L’arte nera del ricordo

Ogni 11 settembre mi sorprendo a ripensare spontaneamente a dove fossi e a cosa stessi facendo mentre una dopo l’altra le Torri gemelle di New York venivano trafitte da due aeroplani dirottati e le immagini della mia vita scorrono intervallate nella memoria a quelle dell’attentato, all’esplosione rossa sullo sfondo azzurro del cielo limpido, il crollo dei due grattacieli e l’immensa nube di cenere nera che si sollevò in seguito ad esso, riversandosi sugli edifici, le strade, le automobili e le persone.
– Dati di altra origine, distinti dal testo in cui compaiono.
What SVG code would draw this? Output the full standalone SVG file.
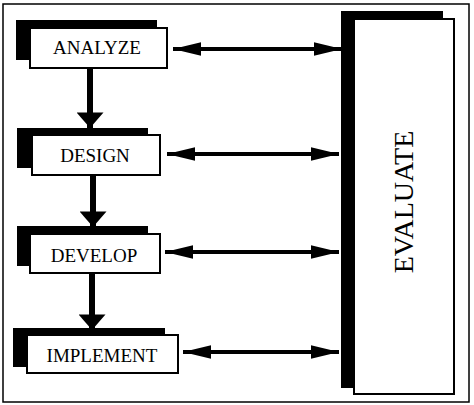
<svg xmlns="http://www.w3.org/2000/svg" width="474" height="405" viewBox="0 0 474 405">
<style>
.shadow{fill:#000}
.box{fill:#fff;stroke:#000;stroke-width:2}
.lbl{font-family:"Liberation Serif","Times New Roman",serif;font-size:19px;fill:#000;text-anchor:middle}
.big{font-family:"Liberation Serif","Times New Roman",serif;font-size:28px;fill:#000;text-anchor:middle}
.flow{stroke:#000;stroke-width:6;fill:none}
.link{stroke:#000;stroke-width:4;fill:none}
</style>
<defs>
<marker id="hv" viewBox="0 0 10 10" refX="10" refY="5" markerWidth="2.6" markerHeight="4.5" markerUnits="strokeWidth" orient="auto" preserveAspectRatio="none">
<path d="M0,0 L10,5 L0,10 Z" fill="#000"/>
</marker>
<marker id="hh" viewBox="0 0 10 10" refX="10" refY="5" markerWidth="7" markerHeight="3.4" markerUnits="strokeWidth" orient="auto-start-reverse" preserveAspectRatio="none">
<path d="M0,0 L10,5 L0,10 Z" fill="#000"/>
</marker>
</defs>
<rect x="3" y="4" width="466" height="398" fill="#fff" stroke="#000" stroke-width="1.5"/>
<g id="connectors">
<line class="flow" x1="90" y1="68" x2="90" y2="128" marker-end="url(#hv)"/>
<line class="flow" x1="93" y1="175" x2="93" y2="227" marker-end="url(#hv)"/>
<line class="flow" x1="92" y1="273" x2="92" y2="330" marker-end="url(#hv)"/>
<line class="link" x1="173" y1="49" x2="342" y2="49" marker-start="url(#hh)" marker-end="url(#hh)"/>
<line class="link" x1="167" y1="154" x2="339" y2="154" marker-start="url(#hh)" marker-end="url(#hh)"/>
<line class="link" x1="165" y1="252" x2="339" y2="252" marker-start="url(#hh)" marker-end="url(#hh)"/>
<line class="link" x1="183" y1="352" x2="339" y2="352" marker-start="url(#hh)" marker-end="url(#hh)"/>
</g>
<g id="analyze">
<rect class="shadow" x="16" y="20" width="141" height="40"/>
<rect class="box" x="30" y="28" width="137" height="40"/>
<text class="lbl" x="97" y="54">ANALYZE</text>
</g>
<g id="design">
<rect class="shadow" x="17" y="128" width="131" height="40"/>
<rect class="box" x="32" y="135" width="128" height="40"/>
<text class="lbl" x="95" y="162">DESIGN</text>
</g>
<g id="develop">
<rect class="shadow" x="17" y="226" width="131" height="40"/>
<rect class="box" x="30" y="234" width="130" height="39"/>
<text class="lbl" x="94" y="262">DEVELOP</text>
</g>
<g id="implement">
<rect class="shadow" x="13" y="328" width="152" height="39"/>
<rect class="box" x="27" y="335" width="151" height="38"/>
<text class="lbl" x="102" y="362">IMPLEMENT</text>
</g>
<g id="evaluate">
<rect class="shadow" x="341" y="11" width="102" height="377"/>
<rect class="box" x="354" y="19" width="100" height="375"/>
<text class="big" transform="translate(413,202) rotate(-90)">EVALUATE</text>
</g>
</svg>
Ricordare è faticoso, soprattutto quando si ha a che fare con tragedie segnate da un esorbitante numero di vittime. Allo stesso tempo, però, ricordare è essenziale e ancor di più sembra esserlo di fronte a un evento di tale portata, che di fatto ha inaugurato un decennio disastroso e disgraziato sotto innumerevoli punti di vista – una decade nera che sembra ancora portare su di sé uno strato di ceneri nate da quel crollo.

Il ricordo e la testimonianza sono due dei più importanti compiti dell’arte e davanti ad un decennale così importante, non potevano certamente mancare, anche in Italia, della mostre che trovassero proprio nell’11 settembre il loro oggetto principale o il filo conduttore della loro narrazione.
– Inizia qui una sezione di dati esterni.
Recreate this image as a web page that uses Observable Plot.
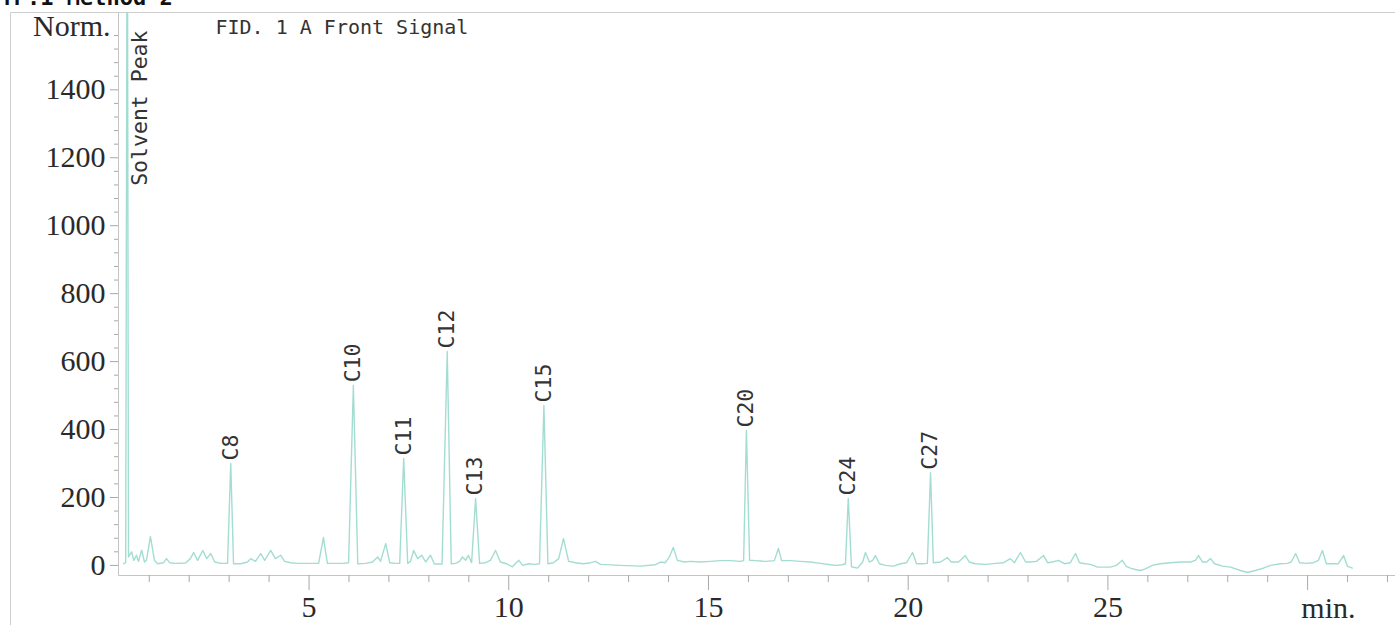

A Palazzo Reale, a Milano, la mostra 11.9 Il giorno che ha cambiato il mondo. Dieci anni dopo. Documenti e immagini si pone proprio il compito di restituire al pubblico un’ampia testimonianza di ciò che successe quel giorno in soli venti minuti – tra le 8.45 e le 9.03 del mattino –, attraverso una serie di fotografie splendidamente intense realizzate da alcuni tra i più importanti fotografi contemporanei – James Nachtwey, Steve McCurry, Alex Webb, Gilles Peress e Susan Meiselas.
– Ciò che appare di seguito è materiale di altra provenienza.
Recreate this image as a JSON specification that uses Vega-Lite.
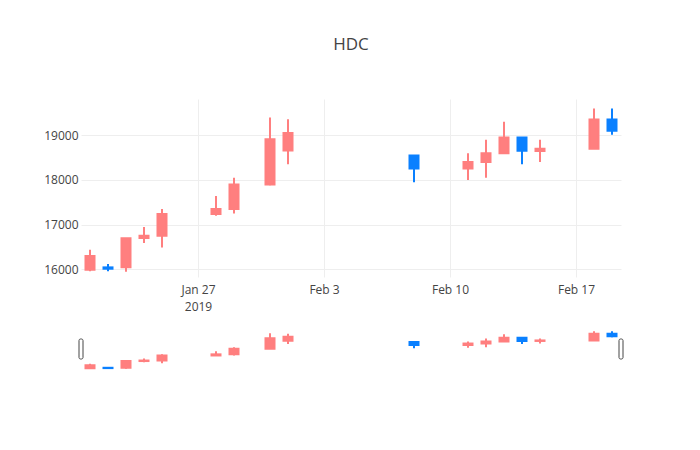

Oltre a dover custodire ed esibire il ricordo, l’arte ha anche il compito di rielaborarlo, di mostrarne gli effetti attraverso quei sintomi simbolici che sono le opere. È ciò che accade al Centro d’arte contemporanea del Castello di Rivara, a metà strada tra Torino e Ivrea, dove la mostra Su nero nero trova il filo conduttore per far dialogare le forme artistiche più disparate – dalla pittura, al design, alla scultura, fino alla video arte – nel colore nero, la tinta degli anni Zero, intesa come un materiale, una filosofia, una professione di fede, ma anche come il simbolo di una narrazione tragica, di una caduta libera che rispecchia il funesto evento dell’11 settembre newyorkese, scaturigine di quella stessa narrazione.